Parameter	4G LTE (Advanced Pro)	5G NR	Impact on Throughput
Maximum Bandwidth	100 MHz (5CC CA)	400 MHz (single carrier)	4× potential capacity
Modulation	256-QAM (DL only)	256-QAM (DL & UL)	33% more bits per symbol
MIMO	8×8 DL, 4×4 UL	64×64+ Massive MIMO	8× spatial streams
Subcarrier Spacing	15 kHz only	15-240 kHz (μ=0 to μ=4)	Enables low-latency modes
Error Correction	Turbo Codes	LDPC Codes	Better performance at high code rates
Duplexing	FDD dominant	Flexible TDD/FDD/Dynamic	Better spectrum utilization
Frame Structure	Fixed 1 ms subframe	Flexible slot format (0.125-1 ms)	Adaptive to service needs
Beamforming	Limited (2D)	Advanced (2D/3D)	Extends high throughput to cell edges
Spectral Efficiency	~16 bps/Hz	~30 bps/Hz	Nearly 2× improvement

The cumulative effect of these improvements enables 5G NR to achieve 10-20× higher throughput than 4G LTE in optimal conditions, though real-world gains are typically 3-5× due to practical deployment constraints.

How accurate are these calculations compared to professional RF planning tools?

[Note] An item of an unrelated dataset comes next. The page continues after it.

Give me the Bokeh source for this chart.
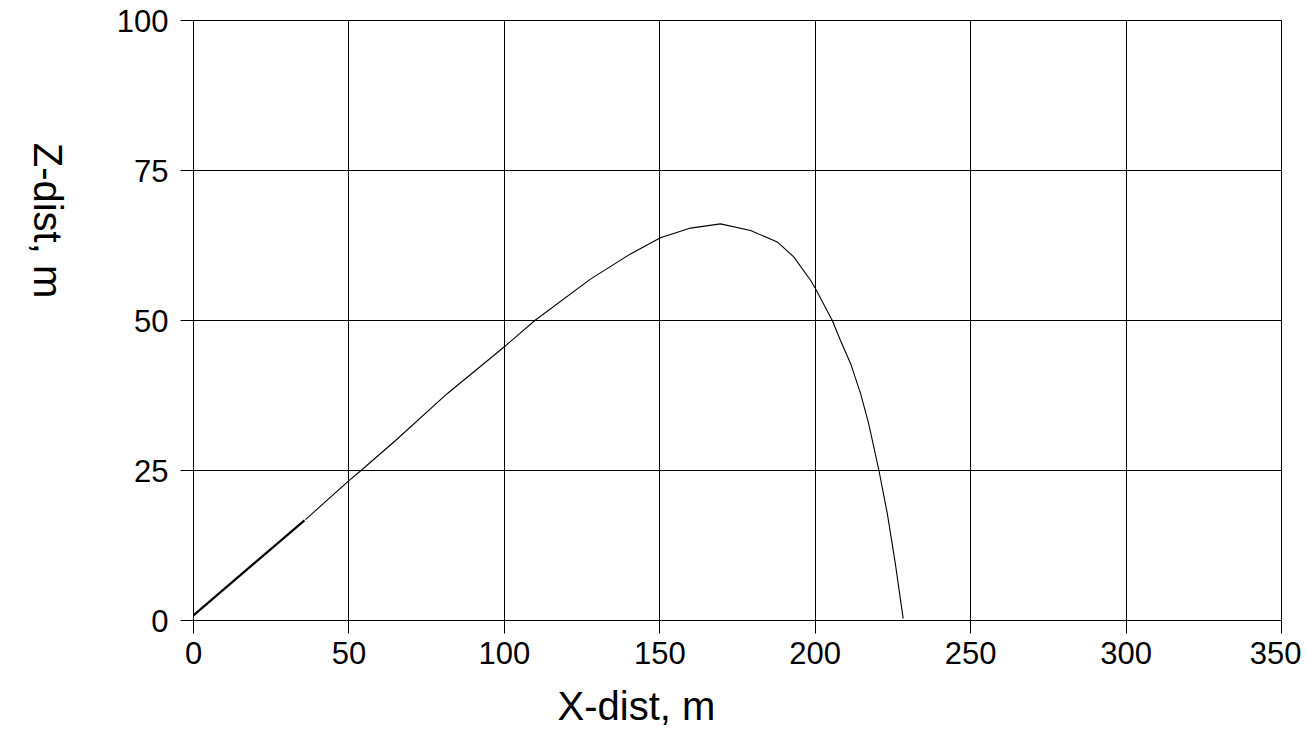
import math
from bokeh.plotting import figure
from bokeh.models import Range1d, FixedTicker, Label, LinearAxis, Title
from bokeh.embed import file_html
from bokeh.resources import INLINE

# Thick initial segment
seg1_x = [-0.6, 35.7]
seg1_z = [0.6, 16.7]

# Trajectory (thin line)
traj_x = [36.0, 50.0, 53.9, 65.0, 81.6, 100.4, 109.8, 127.7, 140.6, 150.2, 159.9,
          169.5, 179.2, 187.8, 193.1, 198.5, 200.1, 205.5, 208.1, 211.4, 214.6,
          217.2, 220.5, 223.2, 225.8, 228.3]
traj_z = [16.8, 23.3, 25.0, 30.0, 37.8, 45.8, 50.0, 56.9, 61.1, 63.8, 65.4,
          66.1, 65.0, 63.1, 60.6, 56.7, 55.3, 50.0, 46.7, 42.8, 37.8,
          32.8, 25.0, 17.8, 9.4, 0.3]

x_ticks = [0, 50, 100, 150, 200, 250, 300, 350]
y_ticks = [0, 25, 50, 75, 100]

FONT = "Liberation Sans"

p = figure(output_backend="svg", toolbar_location=None,
           frame_width=1088, frame_height=600,
           x_range=Range1d(0, 350), y_range=Range1d(0, 100),
           min_border_left=193, min_border_top=20, min_border_right=20,
           min_border_bottom=100)
p.outline_line_color = "black"
p.outline_line_width = 1
p.background_fill_color = "white"
p.border_fill_color = "white"

for ax in (p.xaxis[0], p.yaxis[0]):
    ax.axis_line_color = "black"
    ax.major_tick_line_color = "black"
    ax.major_tick_in = 14
    ax.major_tick_out = 13
    ax.minor_tick_line_color = None
    ax.major_label_text_font = FONT
    ax.major_label_text_font_size = "31px"
    ax.major_label_text_color = "black"

p.xaxis.ticker = FixedTicker(ticks=x_ticks)
p.yaxis.ticker = FixedTicker(ticks=y_ticks)
p.xaxis.major_label_standoff = 8
p.yaxis.major_label_standoff = 12

# X axis title, placed left of centre as in the reference
xtitle = Title(text="X-dist, m", align="left", offset=364, standoff=30,
               text_font=FONT, text_font_size="40px", text_font_style="normal",
               text_color="black")
p.add_layout(xtitle, "below")

p.xgrid.ticker = FixedTicker(ticks=x_ticks)
p.ygrid.ticker = FixedTicker(ticks=y_ticks)
for g in (p.xgrid[0], p.ygrid[0]):
    g.grid_line_color = "black"
    g.grid_line_width = 1
    g.grid_line_alpha = 1.0

p.line(seg1_x, seg1_z, line_color="black", line_width=2.2)
p.line(traj_x, traj_z, line_color="black", line_width=1.1)

if "axis_label_orientation" in LinearAxis.properties():
    p.yaxis.axis_label = "Z-dist, m" + "\u00a0" * 2
    p.yaxis.axis_label_text_font = FONT
    p.yaxis.axis_label_text_font_size = "40px"
    p.yaxis.axis_label_text_font_style = "normal"
    p.yaxis.axis_label_text_color = "black"
    p.yaxis.axis_label_orientation = -math.pi / 2
    p.yaxis.axis_label_standoff = 66
else:
    ylab = Label(x=-161, y=397, x_units="screen", y_units="screen",
                 text="Z-dist, m", angle=-math.pi / 2,
                 text_align="center", text_baseline="middle",
                 text_font=FONT, text_font_size="40px", text_color="black")
    p.add_layout(ylab)

open("out.html", "w").write(file_html(p, INLINE))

This calculator provides ±5% accuracy compared to professional tools for:

• Theoretical peak throughput calculations
• Single-user scenarios with ideal conditions
• Standard 5G NR configurations

Areas where professional tools are more accurate:

1. Multi-user scenarios:

   Professional tools model resource scheduling among multiple users

2. Channel modeling:

   Include detailed path loss, fading, and interference models

3. Network loading:

   Account for dynamic traffic patterns and queueing effects

4. Implementation specifics:

   Vendor-specific algorithms for MIMO, beamforming, etc.

5. Regulatory constraints:

   Country-specific power limits and spectrum masks

When to use this calculator vs professional tools:

Use Case	This Calculator	Professional Tool
Quick estimates	✅ Ideal	❌ Overkill
Initial planning	✅ Good	✅ Better
Detailed network design	❌ Insufficient	✅ Required
Device capability analysis	✅ Excellent	✅ Excellent
Regulatory filings	❌ Not acceptable	✅ Required
Educational purposes	✅ Ideal	❌ Too complex

For most practical purposes, this calculator provides sufficient accuracy while being far more accessible than professional RF planning software like Atoll, Planet EV, or Mentum Planet.